Bold indicates the best value of the corresponding metric.

presents the mean and standard deviation performance metrics at k = 400. A visual comparison is displayed in Figure 9.

A good initialization is essential for superpixel algorithms. In Section 2.1, we propose a seed sampling strategy different from regular grid initialization, which introduces image entropy into seed sampling strategy to optimize the content sensitivity of the seed. Furthermore, the content initialization compares with regular initialization in the proposed method on the entire BSDS 500 dataset. The results under the three metrics (i.e., USE, BR, and ASA) are reported in Figure 10, which shows that our sampling strategy is better than regular grid initialization.

4. Discussion

Referring to the plots in Figure 8, our method is superior to the other five methods in terms of ASA and USE. The LSC, ERS, and our method exhibit high performance on BR. However, our approach is more competitive at a lower set number of superpixels. As a preprocessing step, generating a lower number of high-quality superpixels is more helpful for subsequent tasks. From Figure 8 and Table 2, it can be seen that the proposed method is comparable to the other five representative methods in terms of boundary adherence.

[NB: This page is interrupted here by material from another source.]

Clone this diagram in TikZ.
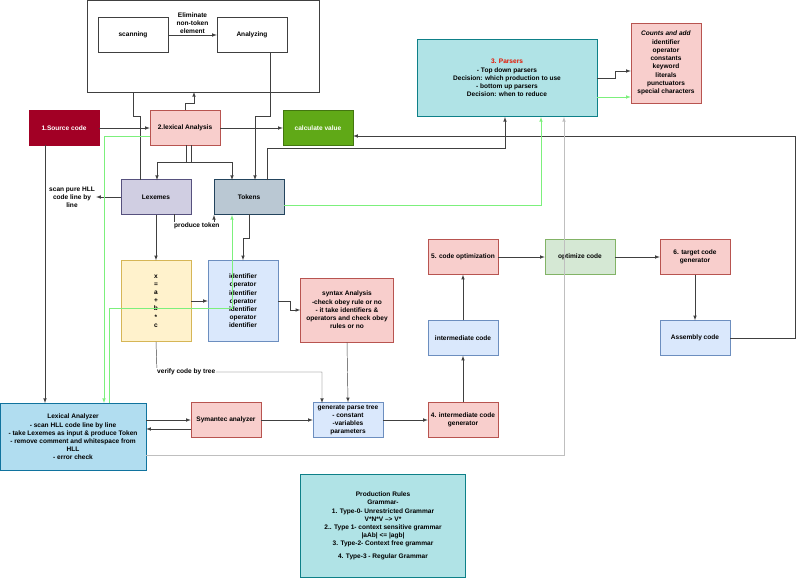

Figure 9 shows the visual results of superpixel segmentation using these algorithms. Enlarge the local segmentation results for detailed inspection. Visually, our method had the most satisfactory segmentation results for different types of images. SLIC, SNIC, and our method showed the best compactness. However, compared with the proposed algorithm, SLIC and SNIC had weaker boundary adherence. The boundary adherence of ERS was very competitive, but the compactness of ERS was not satisfactory. LSC produced competitive results and performed well in compactness and boundary adherence. LSC introduces global information to generate superpixels, which makes it requires 20 iterations. From Figure 8d, LSC took longer to run than our method. In addition, our method can exceed the performance of LSC by adjusting parameters, but it sacrifices compactness. Superpixels generated by FH and the proposed method exhibited content sensitivity. Due to the lack of compactness constraints, the superpixels produced by FH were extremely irregular and under-segmented in content-rich areas. The results show that the algorithm achieves good boundary adherence while ensuring good compactness.

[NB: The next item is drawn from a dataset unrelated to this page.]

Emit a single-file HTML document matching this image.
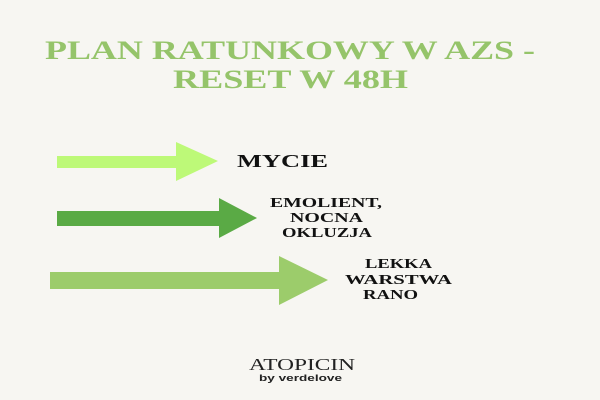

5. Application to Image Contour Closure

We investigated the effect of segmentation using different superpixels in image contour closure applications. Superpixel is a preprocessing step to reduce the complexity of subsequent image tasks. Levinshtein et al. [6] proposed an energy framework to search for a subset of superpixels to obtain the contour of strong edge support in an image. The energy framework proposed by Levinshtein et al. was used to compare six superpixel algorithms. The energy framework was applied to the Weizmann Segmentation Evaluation Database (WSED) [35], which consists of 100 images with human-annotated ground truth segmentations for each image. The average F-measure, precision, and recall are summarized in

Table 3. Performance metrics of the framework on WSED.

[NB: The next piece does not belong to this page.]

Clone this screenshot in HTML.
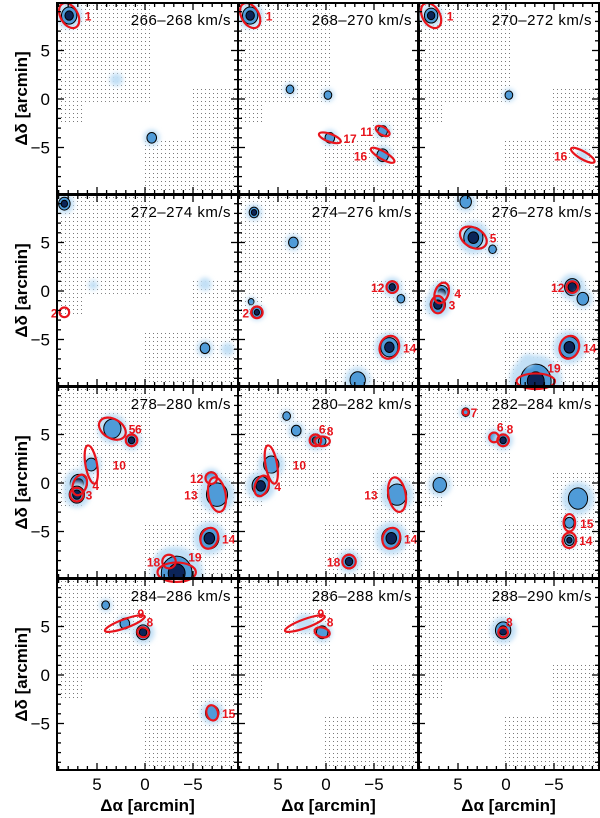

	SLIC [26]	SNIC [27]	ERS [22]	LSC [32]	FH [19]	Ours
F-measure	0.820	0.810	0.814	0.816	0.746	0.822
Precision	0.877	0.867	0.838	0.841	0.834	0.871
Recall	0.796	0.795	0.829	0.829	0.745	0.801

. Figure 11 also shows the qualitative results of the four examples. Both quantitative and qualitative results show that the proposed method has good foreground segmentation performance.

6. Conclusions

In this paper, we present a content-sensitive superpixel generation method with boundary adjustment, which generates compact superpixels that are adapted to image content. Owing to the uneven distribution of seeds, compared to other seed-based methods, the proposed algorithm is more sensitive to the content of the image. The approach tends to generate relatively small and irregular superpixels in complex regions for better boundary adherence, and generates relatively large regular superpixels in flat regions to improve computational efficiency. Taking advantage of boundary adjustment, the proposed algorithm provides results can adapt well to structure changes in natural images. We compared the proposed algorithm with five representative methods on the BSDS 500 dataset. The experimental results demonstrate that superpixels generated by the proposed method outperform the five superpixel algorithms in terms of USE, BR, and ASA. In the future, we will further research the algorithm in a noisy environment. In addition, we plan to apply this approach to applications that require content-sensitive superpixel algorithms.